To support SVGA graphics, SFS uses a graphics library
called GRX written by Csaba Biegl. To operate the graphics
card, this library uses a driver routine which must be
compatible with your hardware. Fortunately, most modern
hardware supports the VESA standard for SVGA modes. The
GRX driver for VESA compatible cards is included in the SFS
binary distribution. If your card does not support VESA
modes, then you will need to get a different driver from
the GRX distribution.
To operate in a DOS box under Windows 3.1 or Windows 95,
you need to use version 2 of the GRX library.
10. What environment variables do I need to set?
SFS requires the user to set environment variables to allow
it to (i) find its home directory, (ii) identify the
graphics display device, (iii) identify the graphics
printing device, (iv) identify the digital-to-analogue
converter device, and (v) identify the analogue-to-digital
converter device.
Variable Example Settings Meaning
-------- ---------------- -------
SFSBASE /app/sfs Installation directory is
/app/sfs
GTERM xterm X-Windows
svga-256 800x600x256 colour
xvga-256 1024x768x256 colour
GPRINT printer postscript printer on stdprn
LPT1 postscript printer on LPT1
winprint Windows printer
eps EPS file output
DAC sun16 Sun DBRI 16-bit
sb16 SoundBlaster 16-bit
win32 Windows multimedia
ADC sun16 Sun DBRI 16-bit
sb16 SoundBlaster 16-bit
win32 Windows multimedia
COMMON PROBLEMS
11. Why doesn't replay work?
Replay is the most difficult thing to get right in an
installation. If you have had replay working once, then
the most common cause of failure is that the DAC
environment variable is not set. The 'replay' program
should report an error if it can't determine the replay
device.
Other suggestions:
- The replay device is not supported (see SFSCONFG.h)
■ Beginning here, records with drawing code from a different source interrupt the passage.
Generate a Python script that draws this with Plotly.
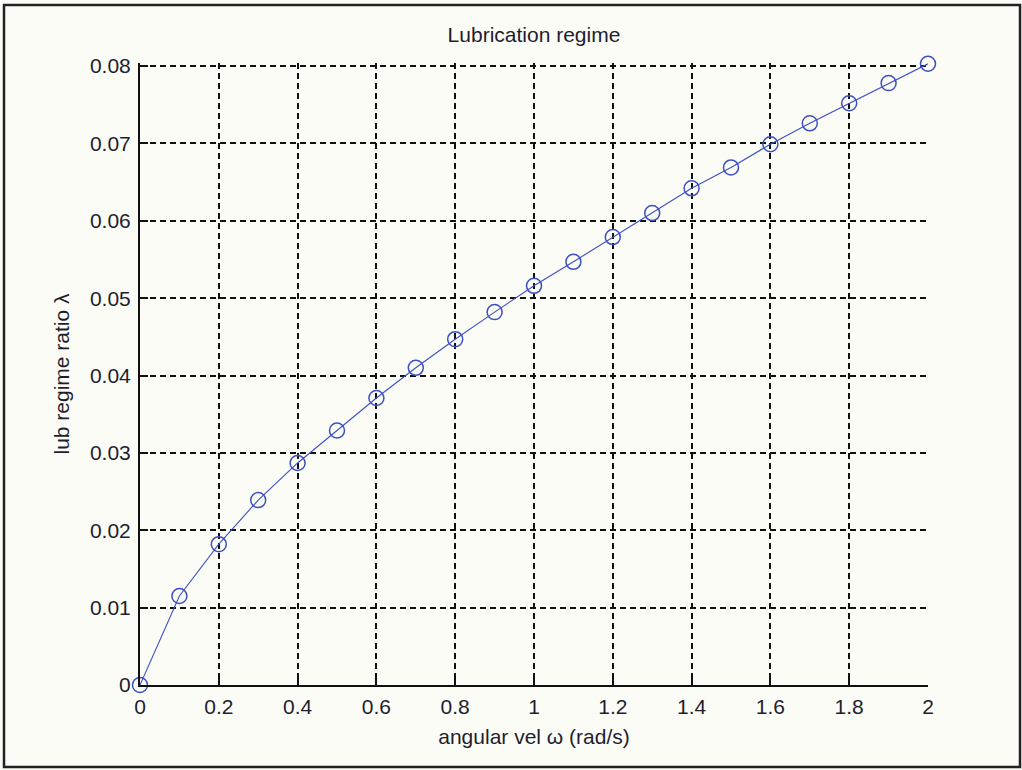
import plotly.graph_objects as go

# Angular velocity (rad/s) and lubrication regime ratio lambda
omega = [0.0, 0.1, 0.2, 0.3, 0.4, 0.5, 0.6, 0.7, 0.8, 0.9, 1.0,
         1.1, 1.2, 1.3, 1.4, 1.5, 1.6, 1.7, 1.8, 1.9, 2.0]
lam = [0.0, 0.0115, 0.0182, 0.0239, 0.0287, 0.0329, 0.0371, 0.0410,
       0.0447, 0.0482, 0.0516, 0.0547, 0.0579, 0.0610, 0.0642, 0.0669,
       0.0699, 0.0726, 0.0752, 0.0778, 0.0803]

x_ticks = [0, 0.2, 0.4, 0.6, 0.8, 1, 1.2, 1.4, 1.6, 1.8, 2]
x_labels = ["0", "0.2", "0.4", "0.6", "0.8", "1", "1.2", "1.4", "1.6", "1.8", "2"]
y_ticks = [0, 0.01, 0.02, 0.03, 0.04, 0.05, 0.06, 0.07, 0.08]
y_labels = ["0", "0.01", "0.02", "0.03", "0.04", "0.05", "0.06", "0.07", "0.08"]

bg = "#fcfcf7"
ink = "#1e1e30"
font = "Liberation Sans, Arial, sans-serif"

# plot box in pixels (0.08 sits at y=66, the top of the data range a bit above)
L, R, T, B = 140, 928, 66, 685
y_top = 0.0804
px_per_unit = (B - T) / 0.08
t_margin = T - (y_top - 0.08) * px_per_unit

fig = go.Figure()
fig.add_trace(go.Scatter(
    x=omega, y=lam, mode="lines+markers",
    line=dict(color="#3b4fc4", width=1.1),
    marker=dict(symbol="circle-open", size=15, color="#3b4fc4",
                line=dict(width=1.5, color="#3b4fc4")),
    cliponaxis=False, showlegend=False,
))

axis_common = dict(
    showgrid=True, gridcolor="#111111", gridwidth=1.8, griddash="6px,4px",
    zeroline=False, showline=True, linecolor="#111111", linewidth=2,
    ticks="inside", ticklen=8, tickwidth=1.5, tickcolor="#111111",
    tickfont=dict(family=font, size=21, color=ink),
)

fig.update_xaxes(
    range=[0, 2], tickvals=x_ticks, ticktext=x_labels, ticklabelstandoff=2,
    title=dict(text="angular vel ω (rad/s)", standoff=12,
               font=dict(family=font, size=21, color=ink)),
    **axis_common,
)
fig.update_yaxes(
    range=[0, y_top], tickvals=y_ticks, ticktext=y_labels, ticklabelstandoff=3,
    title=dict(text="lub regime ratio λ", standoff=15,
               font=dict(family=font, size=21, color=ink)),
    **axis_common,
)

fig.update_layout(
    width=1022, height=770,
    margin=dict(l=L, r=1022 - R, t=t_margin, b=770 - B),
    paper_bgcolor=bg, plot_bgcolor=bg,
    title=dict(text="Lubrication regime", x=(L + R) / 2 / 1022,
               xanchor="center", y=1 - 35 / 770, yanchor="middle",
               font=dict(family=font, size=21, color=ink)),
    shapes=[dict(type="rect", xref="paper", yref="paper",
                 x0=(4 - L) / (R - L), x1=(1020 - L) / (R - L),
                 y0=(B - 767) / (B - t_margin), y1=(B - 5) / (B - t_margin),
                 line=dict(color="#222222", width=2.5), layer="below")],
)

fig.write_html("out.html")
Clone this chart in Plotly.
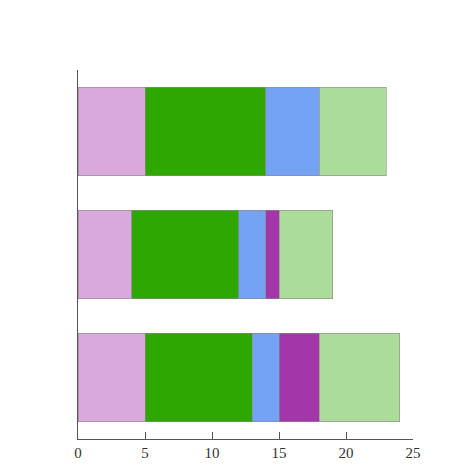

- The replay device is not compiled in (see SFSCONFG.h)
- Your machine doesn't have a working replay card.
Surprisingly, a common problem. SFS needs to control
DAC hardware on the machine the program is actually
executing on.
- Volume control turned down, speaker not connected,
signal level is too low.
- For SoundBlaster, the BLASTER variable is not set, or
interrupt > 8 being used.
The complete set of settings for DAC may be found in the
manual page for replay.
12. Why doesn't display work?
Mostly because the GTERM environment variable is not set.
Look in the file $(SFSBASE)/data/digmap to find the list of
supported settings. Graphics devices also need to be
compiled in, see SFSCONFG.h.
If you get a message saying that the output is being
redirected into a 'metafile' then this is because SFS
cannot determine the type of the graphics device.
Try 'set GTERM=vga-16' for DOS and 'setenv GTERM xterm" on
Unix.
The complete set of settings for GTERM may be found in the
file $SFSBASE/data/digmap. Check that this text file is in
Unix format for Unix machines, and in DOS format for DOS
machines - formats have been confused in the past.
13. Why doesn't printing work?
Mostly because the GPRINT environment variable is not set.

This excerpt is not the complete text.